Constitutional Challenges
The court addressed the appellant's constitutional claims regarding the violation of the commerce clause and the equal protection and due process clauses of the 14th Amendment. The court reasoned that the tax assessments did not infringe upon the appellant's rights under these constitutional provisions, as the taxes were imposed on the operational aspects of the business, which encompassed both intrastate and interstate commerce. The court distinguished the current case from the precedent set in Spector Motor Service v. O'Connor, noting that the taxes in dispute were related to the appellant's presence and operation within the state rather than solely on the privilege of conducting interstate business.

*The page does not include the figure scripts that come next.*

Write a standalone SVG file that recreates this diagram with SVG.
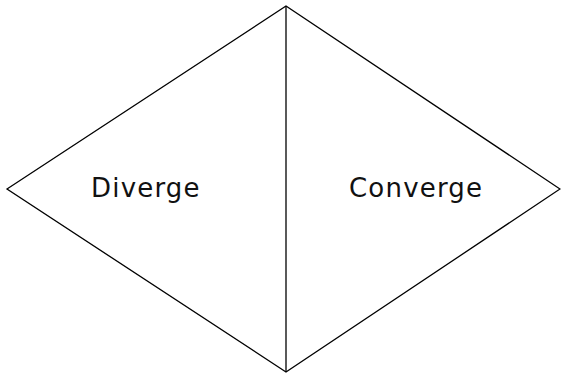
<svg xmlns="http://www.w3.org/2000/svg" width="561" height="376" viewBox="0 0 561 376">
<style>
.edge{fill:none;stroke:#000;stroke-width:1.3}
.lbl{font-family:"DejaVu Sans",Verdana,sans-serif;font-size:26px;fill:#111;letter-spacing:1.2px}
</style>
<rect width="561" height="376" fill="#fff"/>
<g id="connectors">
<polygon class="edge" points="7,189 286,6 560,189 286,372"/>
<line class="edge" x1="286" y1="6" x2="286" y2="372"/>
</g>
<g id="diverge"><text class="lbl" x="91" y="197">Diverge</text></g>
<g id="converge"><text class="lbl" x="349" y="197">Converge</text></g>
</svg>
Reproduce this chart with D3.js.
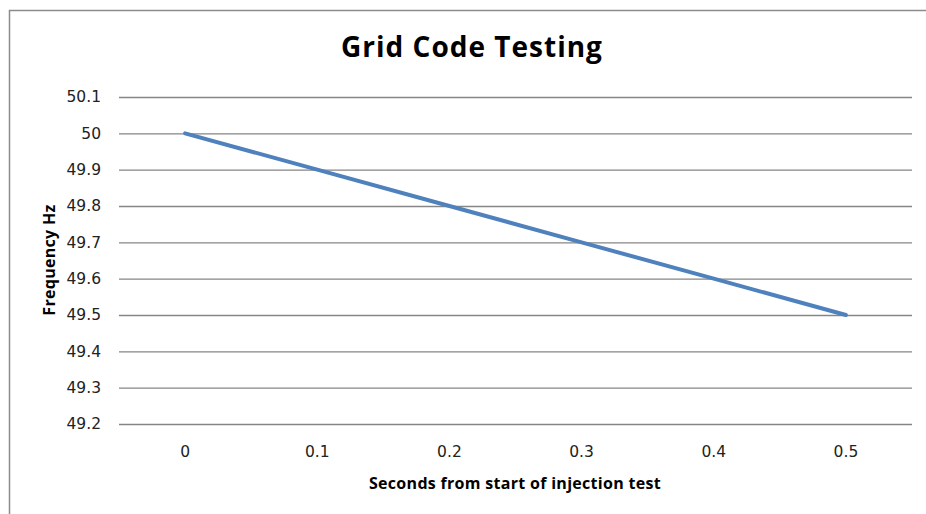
<!DOCTYPE html>
<html>
<head>
<meta charset="utf-8">
<script src="https://cdnjs.cloudflare.com/ajax/libs/d3/7.8.5/d3.min.js"></script>
<style>
  body { margin: 0; background: #fff; }
  svg { display: block; }
</style>
</head>
<body>
<div class="plot"></div>
<script>
// data
var seconds = ["0", "0.1", "0.2", "0.3", "0.4", "0.5"];
var frequency = [50, 49.9, 49.8, 49.7, 49.6, 49.5];
var yTicks = [49.2, 49.3, 49.4, 49.5, 49.6, 49.7, 49.8, 49.9, 50, 50.1];

var width = 926, height = 514;
var plotLeft = 119, plotRight = 912, plotTop = 97, plotBottom = 424;

var svg = d3.select(".plot").append("svg")
  .attr("width", width)
  .attr("height", height);

// chart frame (right and bottom edges are cut off in the picture)
svg.append("path")
  .attr("d", "M9.5," + height + "V10.5H" + width)
  .attr("fill", "none")
  .attr("stroke", "#8c8c8c")
  .attr("stroke-width", 1.5);

var x = d3.scaleBand()
  .domain(seconds)
  .range([plotLeft, plotRight]);

var y = d3.scaleLinear()
  .domain([49.2, 50.1])
  .range([plotBottom, plotTop]);

// gridlines + y labels
var yAxis = svg.append("g")
  .attr("transform", "translate(" + plotLeft + ",0)")
  .call(d3.axisLeft(y)
    .tickValues(yTicks)
    .tickSize(-(plotRight - plotLeft))
    .tickPadding(18)
    .tickFormat(d3.format("~g")));
yAxis.select(".domain").remove();
yAxis.selectAll("line")
  .attr("stroke", "#868686")
  .attr("stroke-width", 1.3);
yAxis.selectAll("text")
  .style("font-family", "'DejaVu Sans', Verdana, sans-serif")
  .style("font-size", "15.5px")
  .attr("fill", "#222");

// x labels
var xAxis = svg.append("g")
  .attr("transform", "translate(0," + plotBottom + ")")
  .call(d3.axisBottom(x).tickSize(0).tickPadding(22));
xAxis.select(".domain").remove();
xAxis.selectAll("text")
  .style("font-family", "'DejaVu Sans', Verdana, sans-serif")
  .style("font-size", "15.5px")
  .attr("fill", "#222");

// series line
var line = d3.line()
  .x(function(d, i) { return x(seconds[i]) + x.bandwidth() / 2; })
  .y(function(d) { return y(d); });

svg.append("path")
  .datum(frequency)
  .attr("d", line)
  .attr("fill", "none")
  .attr("stroke", "#4f81bd")
  .attr("stroke-width", 4)
  .attr("stroke-linecap", "round");

// title
svg.append("text")
  .attr("x", 472)
  .attr("y", 57)
  .style("text-anchor", "middle")
  .style("font-family", "'Open Sans', sans-serif")
  .style("font-weight", "bold")
  .style("font-size", "28px")
  .style("letter-spacing", "1px")
  .text("Grid Code Testing");

// axis titles
svg.append("text")
  .attr("x", 515)
  .attr("y", 489)
  .style("text-anchor", "middle")
  .style("font-family", "'Open Sans', sans-serif")
  .style("font-weight", "bold")
  .style("font-size", "16px")
  .style("letter-spacing", "0.3px")
  .text("Seconds from start of injection test");

svg.append("text")
  .attr("transform", "translate(55,260) rotate(-90)")
  .style("text-anchor", "middle")
  .style("font-family", "'Open Sans', sans-serif")
  .style("font-weight", "bold")
  .style("font-size", "16px")
  .style("letter-spacing", "0.3px")
  .text("Frequency Hz");
</script>
</body>
</html>
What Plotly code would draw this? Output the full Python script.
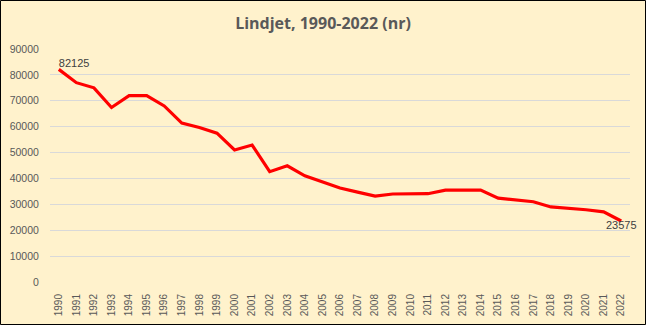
import plotly.graph_objects as go

years = [str(y) for y in range(1990, 2023)]
values = [82125, 77000, 75000, 67400, 72000, 72000, 68000, 61400, 59700, 57500,
          51000, 52900, 42600, 44900, 41000, 38800, 36300, 34700, 33200, 34000,
          34100, 34100, 35500, 35500, 35500, 32400, 31800, 31000, 29000, 28600,
          27900, 27100, 23575]
y_ticks = list(range(0, 90001, 10000))

labels = [""] * len(values)
labels[0] = str(values[0])
labels[-1] = str(values[-1])
positions = ["top right"] + ["top center"] * (len(values) - 2) + ["bottom center"]

W, H = 646, 325
L, R, T, B = 50, 16, 49, 43

fig = go.Figure()
fig.add_trace(go.Scatter(
    x=years, y=values, mode="lines+text", text=labels, textposition=positions,
    textfont=dict(family="Liberation Sans, Arial", size=11, color="#404040"),
    line=dict(color="#FF0000", width=3.2), hoverinfo="x+y", cliponaxis=False,
))

pw = W - L - R
ph = H - T - B
fig.update_layout(
    width=W, height=H,
    margin=dict(l=L, r=R, t=T, b=B, autoexpand=False),
    paper_bgcolor="#FFF2CC", plot_bgcolor="#FFF2CC",
    showlegend=False,
    title=dict(text="<b>Lindjet, 1990-2022 (nr)</b>", x=0.5, xanchor="center",
               y=1 - 23 / H, yanchor="middle",
               font=dict(family="Open Sans, Liberation Sans", size=16, color="#595959")),
    xaxis=dict(type="category", range=[-0.5, len(years) - 0.5], tickangle=-90,
               showgrid=False, showline=False, zeroline=False,
               automargin=False, ticks="outside", ticklen=7, tickcolor="rgba(0,0,0,0)",
               tickfont=dict(family="Liberation Sans, Arial", size=10, color="#595959")),
    yaxis=dict(range=[0, 90000], tickvals=y_ticks, ticktext=[str(v) for v in y_ticks],
               showgrid=True, gridcolor="#D9D9D9", gridwidth=1, zeroline=False,
               automargin=False, ticks="outside", ticklen=8, tickcolor="rgba(0,0,0,0)",
               tickfont=dict(family="Liberation Sans, Arial", size=10.5, color="#595959")),
    shapes=[dict(type="rect", xref="paper", yref="paper",
                 x0=(0.5 - L) / pw, x1=(W - 0.5 - L) / pw,
                 y0=(-(B - 0.5)) / ph, y1=(H - B - 0.5) / ph,
                 line=dict(color="#000000", width=1), fillcolor="rgba(0,0,0,0)", layer="above")],
)
fig.write_html("out.html")
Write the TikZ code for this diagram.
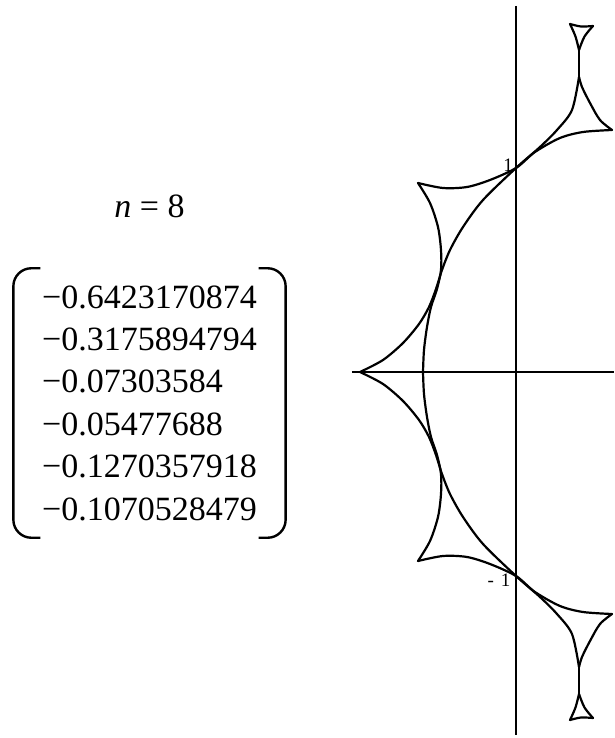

The court concluded that the assessments were reasonably related to the state's powers and did not discriminate against the appellant, thereby upholding the validity of the tax under constitutional scrutiny. This analysis reinforced the notion that the state retained the authority to impose taxes on businesses operating within its jurisdiction, including those engaged in interstate commerce, as long as the tax structure was equitable and non-discriminatory.